Having expectations isn’t the problem, insisting that your expectations are the right ones
is the problem.
It’s completely normal to come into marriage with expectations. Expectations about roles, chores, decision making, parenting styles, vacations, etc. The thing is, your spouse also came into the marriage with expectations, and often, not the same ones. Even if you have many things you agree on, it’s inevitable that your expectation and your spouse’s expectation won’t line up. At that moment, when you realize you and your spouse don’t agree, first, stay calm. Our tendency in that moment is to feel threatened. Sometimes to a greater extent, sometimes to a lesser extent, depending how big of a disagreement you are having, or how important the issue is to you. The reason that the first to work on is staying or getting calm is because when we feel threatened or distressed, we don’t think as clearly as when we are calm. Often, people think about solving the conflict as the way to get calm, but that’s backwards. Being able to think through and discuss things calmly with your spouse to resolve a conflict will have a much better chance if you first work on getting calm.

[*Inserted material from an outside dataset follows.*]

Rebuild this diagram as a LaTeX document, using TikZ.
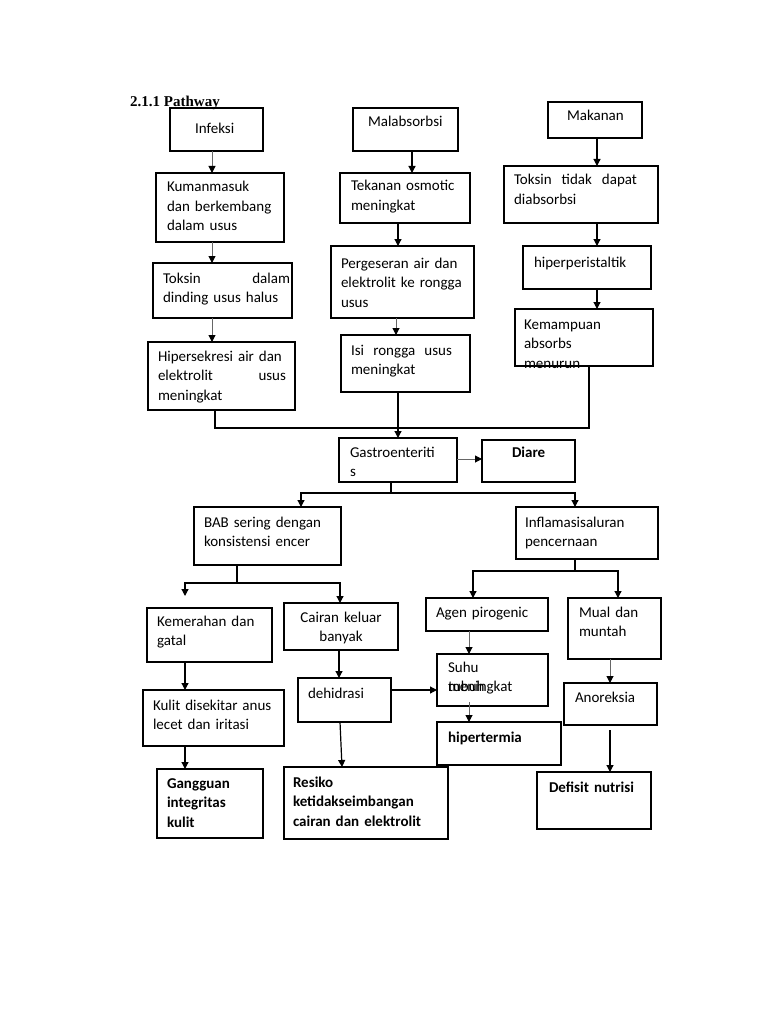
\documentclass[tikz,border=0pt]{standalone}
\usepackage{fontspec}
\setmainfont{Carlito}
\newfontfamily\titlefont{Liberation Serif}
\usetikzlibrary{arrows.meta,calc}
\newcommand\mybox[5]{\node[box,anchor=north west,minimum width={#4-#2},minimum height={#5-#3}] (#1) at (#2,#3) {};}
\newcommand\mytext[5][]{\node[txt,anchor=base west,#1] (#2) at (#3,#4) {#5};}
\begin{document}
\begin{tikzpicture}[x=1pt,y=-1pt,
  box/.style={draw=black,line width=1.2pt,inner sep=0pt,outer sep=0pt,fill=none},
  txt/.style={inner sep=0pt,outer sep=0pt,text width=160pt,align=left,font=\fontsize{15}{19.5}\selectfont},
  btxt/.style={txt,font=\fontsize{15}{19.5}\selectfont\bfseries},
  ln/.style={line width=1.2pt,draw=black},
  arr/.style={ln,-{Triangle[length=7pt,width=7pt]}},
  garr/.style={line width=1pt,draw=black!60,-{Triangle[length=7pt,width=7pt,color=black]}}]
\useasboundingbox[fill=white] (0,0) rectangle (768,1024);
% title
\node[anchor=base west,inner sep=0pt,font=\titlefont\fontsize{15}{18}\selectfont\bfseries] (title) at (130,107) {2.1.1 Pathway};
% boxes
\mybox{infeksi}{170}{108}{263}{151}
\mybox{malab}{353}{108}{458}{151}
\mybox{makanan}{548}{102}{642}{138}
\mybox{kuman}{156}{173}{284}{242}
\mybox{tekanan}{340}{173}{470}{223}
\mybox{ttidak}{504}{166}{658}{223}
\mybox{toksin}{153}{263}{292}{318}
\mybox{perges}{331}{246}{474}{318}
\mybox{hiperper}{523}{246}{651}{289}
\mybox{hiper}{148}{342}{295}{410}
\mybox{isi}{341}{335}{470}{392}
\mybox{kemamp}{515}{309}{653}{366}
\mybox{gastro}{339}{438}{457}{482}
\mybox{diare}{482}{440}{575}{482}
\mybox{bab}{194}{507}{341}{565}
\mybox{infl}{516}{507}{658}{559}
\mybox{kemerah}{147}{608}{272}{662}
\mybox{cairan}{284}{603}{398}{650}
\mybox{agen}{426}{598}{548}{631}
\mybox{mual}{568}{598}{661}{659}
\mybox{kulit}{143}{690}{284}{746}
\mybox{dehid}{298}{678}{391}{722}
\mybox{suhu}{437}{654}{548}{706}
\mybox{anor}{564}{683}{657}{725}
\mybox{hiperterm}{437}{722}{561}{765}
\mybox{ganggu}{157}{769}{263}{838}
\mybox{resiko}{284}{767}{448}{839}
\mybox{defisit}{537}{772}{651}{829}
% texts
\mytext{t-infeksi}{195}{134}{Infeksi}
\mytext{t-malab}{368}{127}{Malabsorbsi}
\mytext{t-makanan}{567}{121}{Makanan}
\mytext{t-kuman}{167}{192}{Kumanmasuk\\dan berkembang\\dalam usus}
\mytext[text width=127pt]{t-toksin}{163}{283}{Toksin\hfill dalam\\dinding usus halus}
\mytext[text width=128pt]{t-hiper}{158}{361}{Hipersekresi air dan\\elektrolit\hfill usus\\meningkat}
\mytext{t-tekanan}{351}{191}{Tekanan osmotic\\meningkat}
\mytext{t-perges}{341}{268}{Pergeseran air dan\\elektrolit ke rongga\\usus}
\mytext[text width=101pt]{t-isi}{351}{355}{Isi\hfill rongga\hfill usus\\meningkat}
\mytext[text width=123pt]{t-ttidak}{514}{185}{Toksin\hfill tidak\hfill dapat\\diabsorbsi}
\mytext{t-hiperper}{534}{267}{hiperperistaltik}
\mytext{t-kemamp}{524}{329}{Kemampuan\\absorbs\\menurun}
\mytext{t-gastro}{350}{457}{Gastroenteriti\\s}
\mytext[btxt]{t-diare}{512}{457}{Diare}
\mytext{t-bab}{204}{527}{BAB sering dengan\\konsistensi encer}
\mytext{t-infl}{525}{527}{Inflamasisaluran\\pencernaan}
\mytext{t-kemerah}{157}{626}{Kemerahan dan\\gatal}
\node[txt,text width=114pt,align=center,anchor=base] (t-cairan) at (341,622) {Cairan keluar\\banyak};
\mytext{t-agen}{436}{617}{Agen pirogenic}
\mytext{t-mual}{579}{617}{Mual dan\\muntah}
\mytext{t-kulit}{153}{710}{Kulit disekitar anus\\lecet dan iritasi}
\mytext{t-dehid}{308}{698}{dehidrasi}
\mytext{t-suhu}{448}{672}{Suhu}
\mytext{t-tubuh}{448}{691}{tubuh}
\mytext{t-mening}{448}{691}{meningkat}
\mytext{t-anor}{575}{702}{Anoreksia}
\mytext[btxt]{t-hiperterm}{448}{742}{hipertermia}
\mytext[btxt]{t-ganggu}{167}{788}{Gangguan\\integritas\\kulit}
\mytext[btxt]{t-resiko}{293}{787}{Resiko\\ketidakseimbangan\\cairan dan elektrolit}
\mytext[btxt]{t-defisit}{549}{792}{Defisit nutrisi}
% connectors, left column
\draw[garr] (infeksi.south -| 212,0) -- (kuman.north -| 212,0);
\draw[garr] (kuman.south -| 212,0) -- (toksin.north -| 212,0);
\draw[garr] (toksin.south -| 212,0) -- (hiper.north -| 212,0);
% middle column
\draw[arr] (malab.south -| 412,0) -- (tekanan.north -| 412,0);
\draw[arr] (tekanan.south -| 398,0) -- (perges.north -| 398,0);
\draw[garr] (perges.south -| 396,0) -- (isi.north -| 396,0);
% right column
\draw[arr] (makanan.south -| 597,0) -- (ttidak.north -| 597,0);
\draw[arr] (ttidak.south -| 597,0) -- (hiperper.north -| 597,0);
\draw[arr] (hiperper.south -| 597,0) -- (kemamp.north -| 597,0);
% merge into gastro
\coordinate (j1) at (398,428);
\draw[ln] (hiper.south -| 215,0) |- (j1);
\draw[ln] (kemamp.south -| 589,0) |- (j1);
\draw[arr] (isi.south -| j1) -- (gastro.north -| j1);
\draw[garr] (gastro.east |- 0,459) -- (diare.west |- 0,459);
% gastro split
\coordinate (j2) at (391,493);
\draw[ln] (gastro.south -| j2) -- (j2);
\draw[arr] (j2) -| (bab.north -| 301,0);
\draw[arr] (j2) -| (infl.north -| 575,0);
% BAB split
\coordinate (j3) at (237,583);
\coordinate (free) at (185,596);
\draw[ln] (bab.south -| j3) -- (j3);
\draw[arr] (j3) -| (free);
\draw[arr] (j3) -| (cairan.north -| 340,0);
% infl split
\coordinate (j4) at (575,571);
\draw[ln] (infl.south -| j4) -- (j4);
\draw[arr] (j4) -| (agen.north -| 473,0);
\draw[arr] (j4) -| (mual.north -| 618,0);
% lower
\draw[arr] (kemerah.south -| 185,0) -- (kulit.north -| 185,0);
\draw[arr] (cairan.south -| 339,0) -- (dehid.north -| 339,0);
\draw[garr] (agen.south -| 469,0) -- (suhu.north -| 469,0);
\draw[garr] (mual.south -| 610,0) -- (anor.north -| 610,0);
\draw[arr] (dehid.east |- 0,690) -- (suhu.west |- 0,690);
\draw[garr] (469,702) -- (hiperterm.north -| 469,0);
\draw[arr] (kulit.south -| 185,0) -- (ganggu.north -| 185,0);
\draw[arr] (dehid.south -| 340,0) -- (resiko.north -| 342,0);
\draw[arr] (610,730) -- (defisit.north -| 610,0);
\end{tikzpicture}
\end{document}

How can you do that with this distressing conflict still between you. First, shift your focus from your thoughts and pay attention to what the distress is making you feel physically. Take some deep breaths, breathing in slowly exhaling even more slowly to calm your heart rate. Once you’ve gotten a handle n your physical activation, you can switch back to attending to your intellectual thoughts. Reassure yourself that there is no immediate threat. The reality is that the moment you discover you don’t agree will likely not be quickly followed by having to address your difference in a practical way. There is almost always time, to talk, to explore different ways to manage or negotiate your conflict, before having to actually face the conflict you’ve realized you have. Take the time to do things right and discuss things calmly. Don’t compound the difficulty of having a conflict in expectations, with bad feelings from having a harsh fight over it.